Il termine “familiare” però va letto in senso ampio, oltre la parentela stretta, perché nella regione caucasica famiglia significa clan. La grande diaspora delle popolazioni caucasiche, era iniziata negli anni quaranta del secolo scorso con la deportazioni imposte da Stalin. Ceceni e ingusci furono spediti in Siberia e in Kazakhstan, l’ex repubblica sovietica (oggi uno Stato di fatto dittatoriale dove il presidente Nazarbayev e il suoi parenti godono dei proventi del petrolio e lasciano nella penuria il resto della popolazione, costituita peraltro di soli 17 milioni di abitanti) dove molti anni dopo transitarono anche i giovani Tsarnaev. Questi due profughi convertiti al terrorismo avevano sperimentato fin dall’inizio della loro esistenza le conseguenze malsane dell’inosservanza delle convenzioni internazionali da parte dei russi e dell’ipocrisia della comunità internazionale. E con i genitori e i fratelli avevano peregrinato alla ricerca di un luogo dove venisse loro riconosciuto il diritto all’asilo.

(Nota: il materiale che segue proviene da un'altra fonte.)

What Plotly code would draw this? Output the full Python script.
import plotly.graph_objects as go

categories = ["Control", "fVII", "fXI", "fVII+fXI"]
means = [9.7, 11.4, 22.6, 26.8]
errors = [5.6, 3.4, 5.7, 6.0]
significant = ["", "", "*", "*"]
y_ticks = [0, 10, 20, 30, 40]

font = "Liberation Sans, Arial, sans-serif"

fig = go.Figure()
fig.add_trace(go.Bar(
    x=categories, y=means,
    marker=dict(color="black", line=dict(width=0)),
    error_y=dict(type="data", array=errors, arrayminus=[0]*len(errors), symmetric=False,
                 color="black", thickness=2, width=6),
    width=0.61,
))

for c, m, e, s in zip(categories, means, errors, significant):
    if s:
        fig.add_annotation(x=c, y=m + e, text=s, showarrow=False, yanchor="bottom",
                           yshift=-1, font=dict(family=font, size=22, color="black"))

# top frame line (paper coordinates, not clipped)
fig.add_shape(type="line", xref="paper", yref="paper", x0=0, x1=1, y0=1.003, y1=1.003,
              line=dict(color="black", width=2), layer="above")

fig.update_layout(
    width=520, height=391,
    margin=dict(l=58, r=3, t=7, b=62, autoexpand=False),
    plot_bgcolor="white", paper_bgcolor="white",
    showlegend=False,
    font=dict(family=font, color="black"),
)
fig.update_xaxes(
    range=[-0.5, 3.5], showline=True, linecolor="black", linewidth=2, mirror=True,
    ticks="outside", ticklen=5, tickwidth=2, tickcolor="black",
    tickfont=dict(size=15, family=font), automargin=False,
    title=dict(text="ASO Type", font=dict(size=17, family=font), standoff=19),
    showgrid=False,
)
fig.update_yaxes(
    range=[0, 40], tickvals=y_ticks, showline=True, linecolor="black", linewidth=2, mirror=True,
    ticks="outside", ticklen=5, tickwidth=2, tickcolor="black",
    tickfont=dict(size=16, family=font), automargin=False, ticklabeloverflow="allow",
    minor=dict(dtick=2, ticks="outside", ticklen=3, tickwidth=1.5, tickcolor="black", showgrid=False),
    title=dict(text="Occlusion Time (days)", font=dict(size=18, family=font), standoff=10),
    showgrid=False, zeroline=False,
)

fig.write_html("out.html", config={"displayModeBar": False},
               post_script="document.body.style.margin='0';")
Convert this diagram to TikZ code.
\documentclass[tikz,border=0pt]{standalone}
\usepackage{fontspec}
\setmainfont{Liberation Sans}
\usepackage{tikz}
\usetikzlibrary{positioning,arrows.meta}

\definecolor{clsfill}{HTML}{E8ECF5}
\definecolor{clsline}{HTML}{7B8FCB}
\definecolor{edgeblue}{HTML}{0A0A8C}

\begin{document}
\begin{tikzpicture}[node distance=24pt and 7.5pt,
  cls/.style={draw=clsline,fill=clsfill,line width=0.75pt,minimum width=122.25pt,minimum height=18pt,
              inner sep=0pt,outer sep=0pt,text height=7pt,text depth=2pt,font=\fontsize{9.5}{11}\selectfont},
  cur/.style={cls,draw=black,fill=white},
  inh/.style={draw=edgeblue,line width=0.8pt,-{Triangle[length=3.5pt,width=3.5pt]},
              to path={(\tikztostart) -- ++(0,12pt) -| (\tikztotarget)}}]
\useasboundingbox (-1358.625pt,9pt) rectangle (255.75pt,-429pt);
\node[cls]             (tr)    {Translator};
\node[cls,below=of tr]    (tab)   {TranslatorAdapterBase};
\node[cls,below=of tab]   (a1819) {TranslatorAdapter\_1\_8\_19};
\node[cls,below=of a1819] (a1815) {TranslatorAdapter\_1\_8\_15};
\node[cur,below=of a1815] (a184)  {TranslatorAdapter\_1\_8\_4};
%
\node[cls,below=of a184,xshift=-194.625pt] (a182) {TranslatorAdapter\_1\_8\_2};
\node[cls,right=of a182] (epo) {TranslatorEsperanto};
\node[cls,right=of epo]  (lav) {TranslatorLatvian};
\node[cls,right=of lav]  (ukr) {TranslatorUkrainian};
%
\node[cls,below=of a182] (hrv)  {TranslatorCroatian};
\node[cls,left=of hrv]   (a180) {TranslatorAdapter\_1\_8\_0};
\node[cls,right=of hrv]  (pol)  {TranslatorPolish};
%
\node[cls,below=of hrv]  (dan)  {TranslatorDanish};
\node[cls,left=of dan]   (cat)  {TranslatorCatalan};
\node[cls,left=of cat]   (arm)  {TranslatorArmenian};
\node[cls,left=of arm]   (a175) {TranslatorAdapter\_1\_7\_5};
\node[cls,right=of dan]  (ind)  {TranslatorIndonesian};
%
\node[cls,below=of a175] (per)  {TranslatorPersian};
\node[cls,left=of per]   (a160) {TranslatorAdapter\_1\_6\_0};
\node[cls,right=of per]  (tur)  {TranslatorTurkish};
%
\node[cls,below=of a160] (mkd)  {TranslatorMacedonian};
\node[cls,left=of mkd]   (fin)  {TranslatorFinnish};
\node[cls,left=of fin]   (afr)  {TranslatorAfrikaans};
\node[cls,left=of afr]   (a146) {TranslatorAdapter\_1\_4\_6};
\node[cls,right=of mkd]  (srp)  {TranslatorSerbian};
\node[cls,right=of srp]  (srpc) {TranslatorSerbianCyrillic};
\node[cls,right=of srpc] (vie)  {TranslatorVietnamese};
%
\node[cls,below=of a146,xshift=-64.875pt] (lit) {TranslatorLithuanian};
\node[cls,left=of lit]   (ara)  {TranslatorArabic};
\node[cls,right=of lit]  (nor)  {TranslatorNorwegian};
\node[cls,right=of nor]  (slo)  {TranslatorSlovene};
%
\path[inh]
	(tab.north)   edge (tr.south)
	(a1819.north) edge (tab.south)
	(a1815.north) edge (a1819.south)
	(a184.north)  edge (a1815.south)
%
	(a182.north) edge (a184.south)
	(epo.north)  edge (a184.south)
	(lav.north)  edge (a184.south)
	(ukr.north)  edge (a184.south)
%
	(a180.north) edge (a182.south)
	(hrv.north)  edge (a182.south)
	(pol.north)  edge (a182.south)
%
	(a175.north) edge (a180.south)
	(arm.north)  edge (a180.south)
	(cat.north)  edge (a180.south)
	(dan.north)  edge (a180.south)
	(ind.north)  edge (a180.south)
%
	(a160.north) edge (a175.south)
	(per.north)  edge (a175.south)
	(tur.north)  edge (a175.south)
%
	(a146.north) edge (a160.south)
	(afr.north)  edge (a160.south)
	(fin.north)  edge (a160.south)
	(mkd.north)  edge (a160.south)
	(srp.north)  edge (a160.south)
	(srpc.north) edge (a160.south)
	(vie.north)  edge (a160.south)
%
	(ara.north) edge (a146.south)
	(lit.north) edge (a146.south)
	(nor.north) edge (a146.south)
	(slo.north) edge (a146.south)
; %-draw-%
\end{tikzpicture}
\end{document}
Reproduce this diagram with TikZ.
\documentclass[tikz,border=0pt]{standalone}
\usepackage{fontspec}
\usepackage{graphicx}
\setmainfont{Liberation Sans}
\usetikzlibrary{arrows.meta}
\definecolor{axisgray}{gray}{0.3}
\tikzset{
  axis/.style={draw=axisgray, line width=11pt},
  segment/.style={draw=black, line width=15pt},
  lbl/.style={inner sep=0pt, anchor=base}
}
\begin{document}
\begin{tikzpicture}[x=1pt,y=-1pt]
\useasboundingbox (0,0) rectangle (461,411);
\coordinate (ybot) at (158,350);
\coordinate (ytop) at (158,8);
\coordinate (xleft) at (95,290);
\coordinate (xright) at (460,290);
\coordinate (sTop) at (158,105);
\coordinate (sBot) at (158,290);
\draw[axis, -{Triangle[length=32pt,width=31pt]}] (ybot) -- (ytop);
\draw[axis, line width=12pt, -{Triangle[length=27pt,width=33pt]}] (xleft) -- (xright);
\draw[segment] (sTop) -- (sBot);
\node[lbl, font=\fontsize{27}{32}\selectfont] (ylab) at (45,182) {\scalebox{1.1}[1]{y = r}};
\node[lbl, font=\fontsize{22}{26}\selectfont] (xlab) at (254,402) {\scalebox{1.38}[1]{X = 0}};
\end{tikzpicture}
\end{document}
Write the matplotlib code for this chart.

Anni fa erano finiti in Daghestan, dove ora vive il padre, passando per il Kirghizistan. Dzhokhar, il sopravvissuto alla grande caccia bostoniana, era nato proprio in questa piccola ex repubblica sovietica. Tamerlan, ora in una cella, frigorifera, aveva scritto su Facebook, commentando una sua foto da boxeur, lo sport che praticava: “Se la Cecenia non diventerà indipendente, vorrei gareggiare per gli Stati Uniti e non per la Russia”.

Non odiavano l’America ma non la capivano, come non capivano probabilmente il mondo ipocrita e codardo che avevano conosciuto. Per questo si erano avvicinati alla religione islamica, la fede che conoscevano per tradizione, perché, come ogni culto monoteista parla di un mondo altro, non su questa terra. Ma, ingenui, non avevano capito che l’imam radicale propugnatore della jihad, che era diventato il riferimento di Tamerlan, è, come molti altri predicatori integralisti, un approfittatore. Un altro ipocrita che usa il pretesto della religione per strumentalizzare chi è giovane, disorientato e traumatizzato. Non si può giustificare la morte e il dolore che i due fratelli hanno seminato nel paese dove vivevano e avevano potuto studiare ma non ci si può nemmeno sorprendere, vivendo in un mondo che prospera sulla cultura della violenza e si arricchisce con la vendita di armi, coprendosi con la foglia di fico delle convenzioni pro diritti umani e delle risoluzioni dell’Onu, puntualmente disattese tra l’ipocrisia generale. Lo scrivo mentre sono in Israele, uno Stato che ne ha violate più d’una a proposito della legittima richiesta dei palestinesi di un proprio Stato.